Speaker
Description
It is well known in cosmology that the history of the Universe undergoes a period of quasi exponential expansion. The fluctuations of the inflaton field are believed to have a quantum origin, however the CMB sky we observe today is classical. Therefore the questions whether the initial perturbations have a quantum or classical origin and how to discriminate them arise. Actually inflation itself provides an explanation for the "classicalization" of the originally quantum perturbations. They are squeezed due to the fast expansion of the universe. A squeezed state is a special quantum state for which one variable is allowed to have an arbitrarily small uncertainty, while its conjugate counterpart has a very big uncertainty correspondingly.
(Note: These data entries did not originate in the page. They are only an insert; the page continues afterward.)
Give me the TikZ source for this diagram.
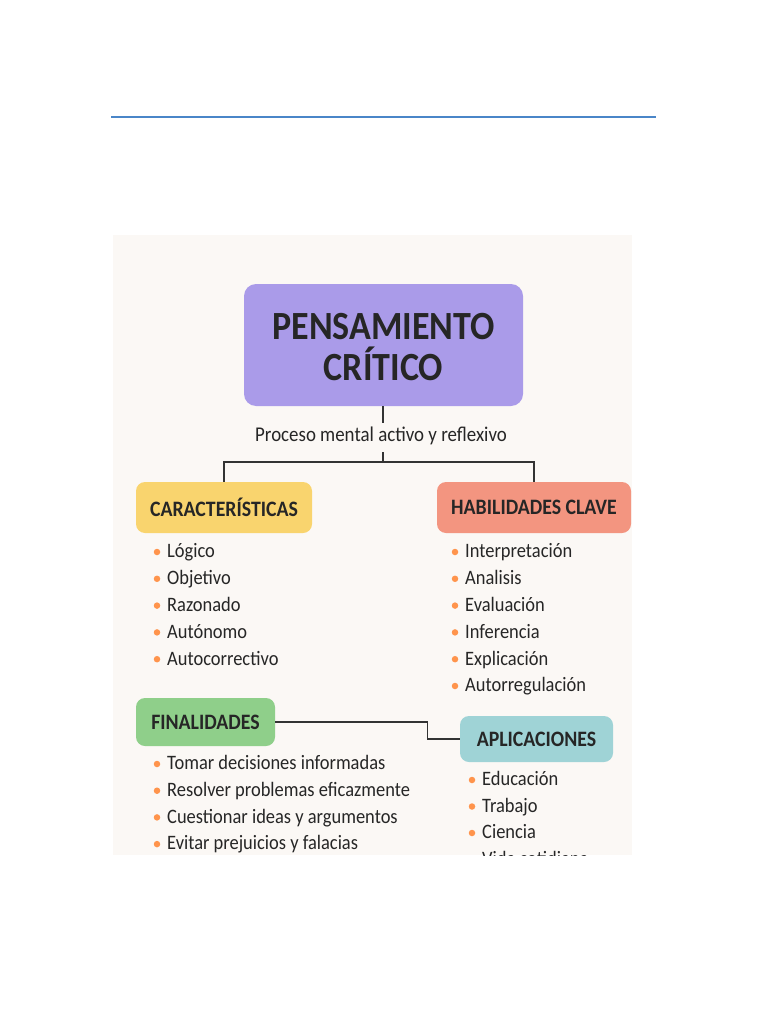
\documentclass[tikz,border=0pt]{standalone}
\usepackage{fontspec}
\setmainfont{Carlito}[FakeStretch=0.9]
\begin{document}
\begin{tikzpicture}[x=1pt,y=-1pt,
  box/.style={rounded corners=9pt,inner sep=0pt,font=\bfseries\fontsize{22}{24}\selectfont,text=black!85},
  item/.style={anchor=west,inner sep=0pt,text height=1.5ex,text depth=.3ex,font=\fontsize{20.5}{22}\selectfont,text=black!85},
  dot/.style={circle,fill=orange!80!red!70,inner sep=0pt,minimum size=6.5pt},
  conn/.style={line width=1.2pt,black!80}]
\useasboundingbox (0,0) rectangle (768,1024);
\fill[white] (0,0) rectangle (768,1024);
\draw[line width=1.2pt,color={rgb,255:red,74;green,134;blue,200}] (111,117) coordinate(l1) -- (656,117) coordinate(l2);
\fill[color={rgb,255:red,251;green,248;blue,245}] (113,235) rectangle (632,855);
\node[box,fill={rgb,255:red,170;green,155;blue,233},minimum width=279pt,minimum height=122pt,rounded corners=12pt] (t) at (383.5,345) {};
\node[align=center,inner sep=0pt,font=\bfseries\fontsize{40}{41}\selectfont,text=black!85] (tt) at (383.5,347) {PENSAMIENTO\\CRÍTICO};
\node[inner sep=0pt,text height=1.5ex,text depth=.3ex,font=\fontsize{21}{22}\selectfont,text=black!85] (p) at (381,439) {Proceso mental activo y reflexivo};
\node[box,fill={rgb,255:red,249;green,212;blue,110},minimum width=176pt,minimum height=51pt] (c) at (224,507.5) {CARACTERÍSTICAS};
\node[box,fill={rgb,255:red,243;green,149;blue,128},minimum width=194pt,minimum height=51pt] (h) at (534,507.5) {HABILIDADES CLAVE};
\node[box,fill={rgb,255:red,143;green,207;blue,138},minimum width=139pt,minimum height=48pt] (f) at (205.5,722) {FINALIDADES};
\node[box,fill={rgb,255:red,159;green,211;blue,214},minimum width=153pt,minimum height=46pt] (a) at (536.5,739) {APLICACIONES};
\coordinate (j) at (383,462);
\draw[conn] (t.south -| j) -- (383,423);
\draw[conn] (383,452) -- (j);
\draw[conn] (j) -| (c.north);
\draw[conn] (j) -| (h.north);
\draw[conn] (f.east) -- ++(152,0) |- (a.west);
\foreach \t [count=\i] in {Lógico,Objetivo,Razonado,Autónomo,Autocorrectivo}{
  \node[dot] (cd\i) at (157,{552+26.8*(\i-1)}) {};
  \node[item] (ct\i) at (167,{555+26.8*(\i-1)}) {\t};}
\foreach \t [count=\i] in {Interpretación,Analisis,Evaluación,Inferencia,Explicación,Autorregulación}{
  \node[dot] (hd\i) at (455,{552+26.8*(\i-1)}) {};
  \node[item] (ht\i) at (465,{555+26.8*(\i-1)}) {\t};}
\foreach \t [count=\i] in {Tomar decisiones informadas,Resolver problemas eficazmente,Cuestionar ideas y argumentos,Evitar prejuicios y falacias}{
  \node[dot] (fd\i) at (157,{764+26.7*(\i-1)}) {};
  \node[item] (ft\i) at (167,{767+26.7*(\i-1)}) {\t};}
\foreach \t [count=\i] in {Educación,Trabajo,Ciencia}{
  \node[dot] (ad\i) at (472,{780+26.5*(\i-1)}) {};
  \node[item] (at\i) at (482,{783+26.5*(\i-1)}) {\t};}
\begin{scope}
\clip (113,850) rectangle (632,855);
\node[item] (at4) at (482,862.5) {Vida cotidiana};
\end{scope}
\end{tikzpicture}
\end{document}
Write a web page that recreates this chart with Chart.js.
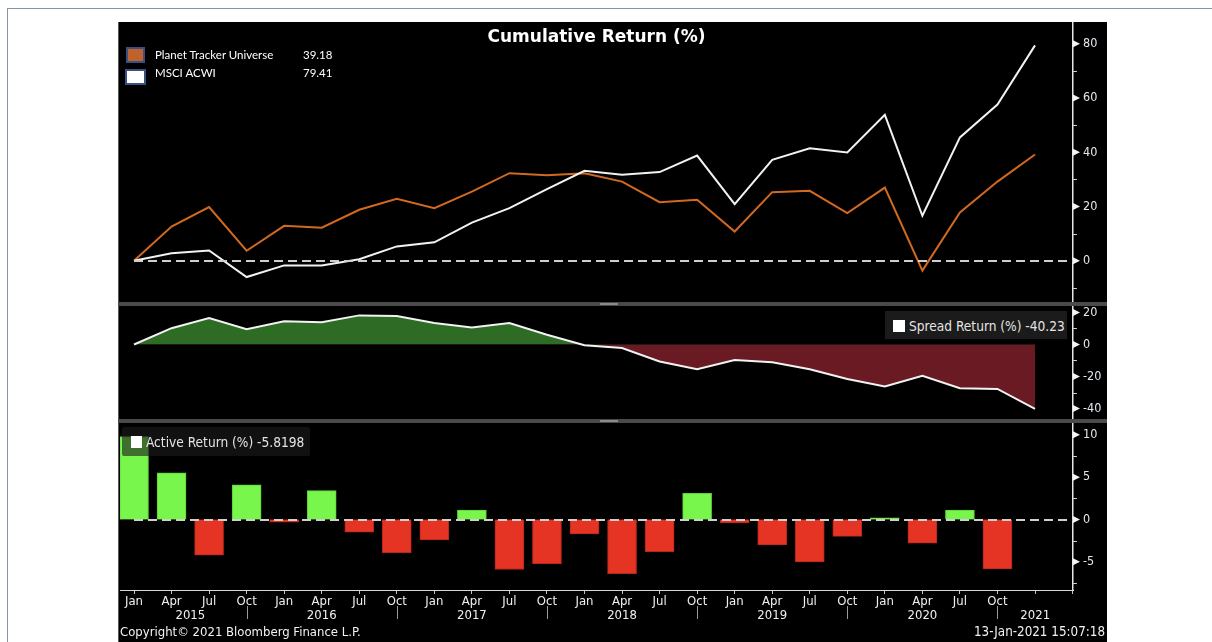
<!DOCTYPE html>
<html>
<head>
<meta charset="utf-8">
<script src="https://cdn.jsdelivr.net/npm/chart.js@4.4.1/dist/chart.umd.min.js"></script>
<style>
html,body{margin:0;padding:0;background:#fff;width:1212px;height:642px;overflow:hidden;}
#frame{position:absolute;left:7px;top:8px;width:1300px;height:700px;border-top:1px solid #8796a3;border-left:1px solid #8796a3;}
#panel{position:absolute;left:118px;top:22px;width:988px;height:620px;background:#000;border-left:1px solid #5a5a5a;}
canvas{position:absolute;}
.sep{position:absolute;left:118px;width:989px;height:4px;background:#4a4a4a;}
.handle{position:absolute;left:600px;width:18px;height:2px;background:#8a8a8a;}
.txt{position:absolute;white-space:nowrap;color:#f2f2f2;font-family:'DejaVu Sans Condensed','DejaVu Sans',sans-serif;font-size:13px;line-height:14px;}
.lg{position:absolute;white-space:nowrap;color:#fff;font-family:Lato,'Open Sans',sans-serif;font-size:11.5px;line-height:14px;}
.sw{position:absolute;box-sizing:border-box;border:2px solid #3a4f82;}
.box{position:absolute;}
</style>
</head>
<body>
<div id="frame"></div>
<div id="panel"></div>
<canvas id="c1" width="989" height="280" style="left:118px;top:22px"></canvas>
<canvas id="c2" width="989" height="113" style="left:118px;top:306px"></canvas>
<canvas id="c3" width="989" height="219" style="left:118px;top:423px"></canvas>
<div class="sep" style="top:302px"></div>
<div class="handle" style="top:303px"></div>
<div class="sep" style="top:419px"></div>
<div class="handle" style="top:420px"></div>

<div class="txt" style="left:120px;width:953px;top:25px;line-height:22px;text-align:center;font-family:'DejaVu Sans',sans-serif;font-weight:bold;font-size:17px;color:#fff">Cumulative Return (%)</div>

<div class="sw" style="left:126px;top:47px;width:19px;height:16px;background:#c0622b"></div>
<div class="lg" style="left:155px;top:48px">Planet Tracker Universe</div>
<div class="lg" style="left:303px;top:48px">39.18</div>
<div class="sw" style="left:125px;top:69px;width:21px;height:16px;background:#fff"></div>
<div class="lg" style="left:155px;top:66px">MSCI ACWI</div>
<div class="lg" style="left:303px;top:66px">79.41</div>

<div class="box" style="left:885px;top:311px;width:182px;height:28px;background:#1b1b1b"></div>
<div class="box" style="left:893px;top:320px;width:12px;height:12px;background:#fff"></div>
<div class="txt" style="left:909px;top:318px;color:#e4e4e4;font-size:13.6px;line-height:16px">Spread Return (%) -40.23</div>

<div class="box" style="left:122px;top:427px;width:188px;height:29px;background:rgba(28,28,28,0.62);border-radius:2px"></div>
<div class="box" style="left:131px;top:436px;width:11px;height:12px;background:#fff"></div>
<div class="txt" style="left:146px;top:434px;color:#e4e4e4;font-size:13.6px;line-height:16px">Active Return (%) -5.8198</div>

<div class="txt" style="left:120px;top:625px">Copyright© 2021 Bloomberg Finance L.P.</div>
<div class="txt" style="right:107px;top:625px;font-size:13.3px">13-Jan-2021 15:07:18</div>

<script>
// ---------- data ----------
const monthTicks = ['Jan','Apr','Jul','Oct','Jan','Apr','Jul','Oct','Jan','Apr','Jul','Oct',
                    'Jan','Apr','Jul','Oct','Jan','Apr','Jul','Oct','Jan','Apr','Jul','Oct',''];
const yearLabels = ['2015','2016','2017','2018','2019','2020','2021'];
const planetTracker = [0, 12.6, 19.8, 3.7, 12.9, 12.2, 18.8, 22.9, 19.4, 25.5, 32.3, 31.5,
                       32.3, 29.2, 21.6, 22.5, 10.8, 25.3, 25.8, 17.6, 27.0, -3.6, 17.8, 29.2, 39.18];
const msciAcwi = [0, 2.8, 3.8, -6.0, -1.7, -1.7, 0.6, 5.3, 6.8, 14.1, 19.4, 26.4,
                  33.2, 31.7, 32.7, 38.8, 20.9, 37.2, 41.5, 39.9, 53.8, 16.6, 45.5, 57.6, 79.41];
const spreadReturn = [0, 10.2, 16.5, 9.5, 14.5, 13.9, 18.2, 17.8, 13.4, 10.6, 13.4, 6.1,
                      -0.5, -2.2, -10.6, -15.5, -9.7, -11.1, -15.5, -21.6, -26.2, -19.6, -27.3, -27.8, -40.23];
const activeReturn = [9.8, 5.5, -4.2, 4.1, -0.3, 3.4, -1.5, -3.9, -2.4, 1.1, -5.9, -5.2,
                      -1.7, -6.4, -3.8, 3.1, -0.4, -3.0, -5.0, -2.0, 0.2, -2.8, 1.1, -5.8198];

// ---------- config ----------
const FONT = "'DejaVu Sans Condensed','DejaVu Sans',sans-serif";
const X_MIN = -0.373, X_MAX = 25.012;
const pts = arr => arr.map((v, i) => ({x: i, y: v}));

function fixScale(w, h) {
  return s => {
    if (w != null) s.width = w;
    if (h != null) s.height = h;
    s.paddingTop = 0; s.paddingBottom = 0; s.paddingLeft = 0; s.paddingRight = 0;
  };
}
const isMajor = (v, m) => Math.abs(v / m - Math.round(v / m)) < 1e-6;

function yScale(min, max, step, major) {
  return {
    type: 'linear', position: 'right', min, max,
    afterFit: fixScale(34, null),
    border: {display: true, color: '#e6e6e6', width: 1.5},
    grid: {display: false, drawTicks: false},
    ticks: {stepSize: step, includeBounds: false, autoSkip: false, padding: 10,
      color: '#e2e8ef', font: {family: FONT, size: 12.5},
      callback: v => isMajor(v, major) ? String(v) : ''}
  };
}
function hiddenX() {
  return {type: 'linear', min: X_MIN, max: X_MAX, offset: false, display: false, afterFit: fixScale(null, 0)};
}

const decor = {
  id: 'decor',
  afterDatasetsDraw(chart, args, opts) {
    if (!opts.zeroLine) return;
    const {ctx, chartArea: a, scales: {x, y}} = chart;
    const yy = Math.round(y.getPixelForValue(0));
    ctx.save();
    ctx.beginPath();
    ctx.setLineDash([9, 5]);
    ctx.strokeStyle = '#cfcfcf';
    ctx.lineWidth = 2;
    ctx.moveTo(x.getPixelForValue(0), yy);
    ctx.lineTo(a.right, yy);
    ctx.stroke();
    ctx.restore();
  },
  afterDraw(chart, args, opts) {
    const {ctx, chartArea: a, scales: {x, y}} = chart;
    const xr = a.right;
    ctx.save();
    y.ticks.forEach(t => {
      const py = y.getPixelForValue(t.value);
      if (isMajor(t.value, opts.major)) {
        ctx.fillStyle = '#f4f4f4';
        ctx.beginPath();
        ctx.moveTo(xr, py - 3.5);
        ctx.lineTo(xr + 7, py);
        ctx.lineTo(xr, py + 3.5);
        ctx.closePath();
        ctx.fill();
      } else {
        ctx.strokeStyle = '#cfcfcf';
        ctx.lineWidth = 1;
        ctx.beginPath();
        ctx.moveTo(xr, Math.round(py) + 0.5);
        ctx.lineTo(xr + 4, Math.round(py) + 0.5);
        ctx.stroke();
      }
    });
    if (opts.years) {
      const seps = [];
      monthTicks.forEach((m, i) => { if (m === 'Oct') seps.push(i); });
      const bounds = [0].concat(seps, [x.max]);
      ctx.fillStyle = '#f0f0f0';
      ctx.font = '13px ' + FONT;
      ctx.textAlign = 'center';
      ctx.textBaseline = 'middle';
      yearLabels.forEach((lab, i) => {
        const cx = x.getPixelForValue((bounds[i] + bounds[i + 1]) / 2);
        ctx.fillText(lab, cx, a.bottom + 26);
      });
      ctx.strokeStyle = '#9a9a9a';
      ctx.lineWidth = 1;
      seps.forEach(s => {
        const px = Math.round(x.getPixelForValue(s)) + 0.5;
        ctx.beginPath();
        ctx.moveTo(px, a.bottom + 16);
        ctx.lineTo(px, a.bottom + 29);
        ctx.stroke();
      });
    }
    ctx.restore();
  }
};

const common = {
  responsive: false, animation: false, devicePixelRatio: 1,
  layout: {padding: {left: 2, right: 0, top: 0, bottom: 0}},
  plugins: {legend: {display: false}, tooltip: {enabled: false}},
  events: []
};

// Top: cumulative return
new Chart(document.getElementById('c1'), {
  type: 'line',
  data: {datasets: [
    {data: pts(msciAcwi), borderColor: '#f2f2f2', borderWidth: 2, pointRadius: 0, tension: 0, clip: 0},
    {data: pts(planetTracker), borderColor: '#d2691f', borderWidth: 2, pointRadius: 0, tension: 0, clip: 0}
  ]},
  options: Object.assign({}, common, {
    scales: {x: hiddenX(), y: yScale(-15.19, 88.04, 10, 20)},
    plugins: Object.assign({}, common.plugins, {decor: {zeroLine: true, major: 20}})
  }),
  plugins: [decor]
});

// Middle: spread return
new Chart(document.getElementById('c2'), {
  type: 'line',
  data: {datasets: [
    {data: pts(spreadReturn), borderColor: '#f2f2f2', borderWidth: 2, pointRadius: 0, tension: 0, clip: 0,
     fill: {target: {value: 0}, above: '#2e6b25', below: '#6a1a23'}}
  ]},
  options: Object.assign({}, common, {
    scales: {x: hiddenX(), y: yScale(-46.56, 24.06, 10, 20)},
    plugins: Object.assign({}, common.plugins, {decor: {zeroLine: false, major: 20}})
  }),
  plugins: [decor]
});

// Bottom: active return bars
new Chart(document.getElementById('c3'), {
  type: 'bar',
  data: {datasets: [
    {data: pts(activeReturn), barThickness: 29, borderWidth: 1, clip: 0,
     backgroundColor: c => (c.raw && c.raw.y >= 0) ? '#78f64c' : '#e63424',
     borderColor: c => (c.raw && c.raw.y >= 0) ? '#5fcf3a' : '#b8261a'}
  ]},
  options: Object.assign({}, common, {
    scales: {
      x: {type: 'linear', min: X_MIN, max: X_MAX, position: 'bottom', offset: false,
        afterFit: fixScale(null, 52),
        border: {display: true, color: '#d8d8d8', width: 1},
        grid: {display: true, offset: false, drawOnChartArea: false, drawTicks: true, tickLength: 4, color: '#c4c4c4', lineWidth: 1},
        ticks: {stepSize: 1, includeBounds: false, autoSkip: false, maxRotation: 0, minRotation: 0, padding: 0,
          color: '#f0f0f0', font: {family: FONT, size: 13},
          callback: v => monthTicks[v] !== undefined ? monthTicks[v] : ''}
      },
      y: yScale(-8.32, 11.39, 2.5, 5)
    },
    plugins: Object.assign({}, common.plugins, {decor: {zeroLine: true, major: 5, years: true}})
  }),
  plugins: [decor]
});
</script>
</body>
</html>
This is indeed the most quantum state we could think about, however, from an observational point of view, it is indistinguishable from a classical phase-space distribution. In this talk, I will present the evolution in time of the perturbations of axion-like particles, introducing the notion of Bogoliubov coefficients and squeezing parameters. I will also present the link between these mathematical notions and physical observables, in order to address the question about the observability of the quantum nature of these perturbations. Moreover I will study the modification of the squeezing parameters due to anharmonic effects. An exponential increase in the Bogoliubov coefficients, i.e. in the average energy density of the perturbations, is observed.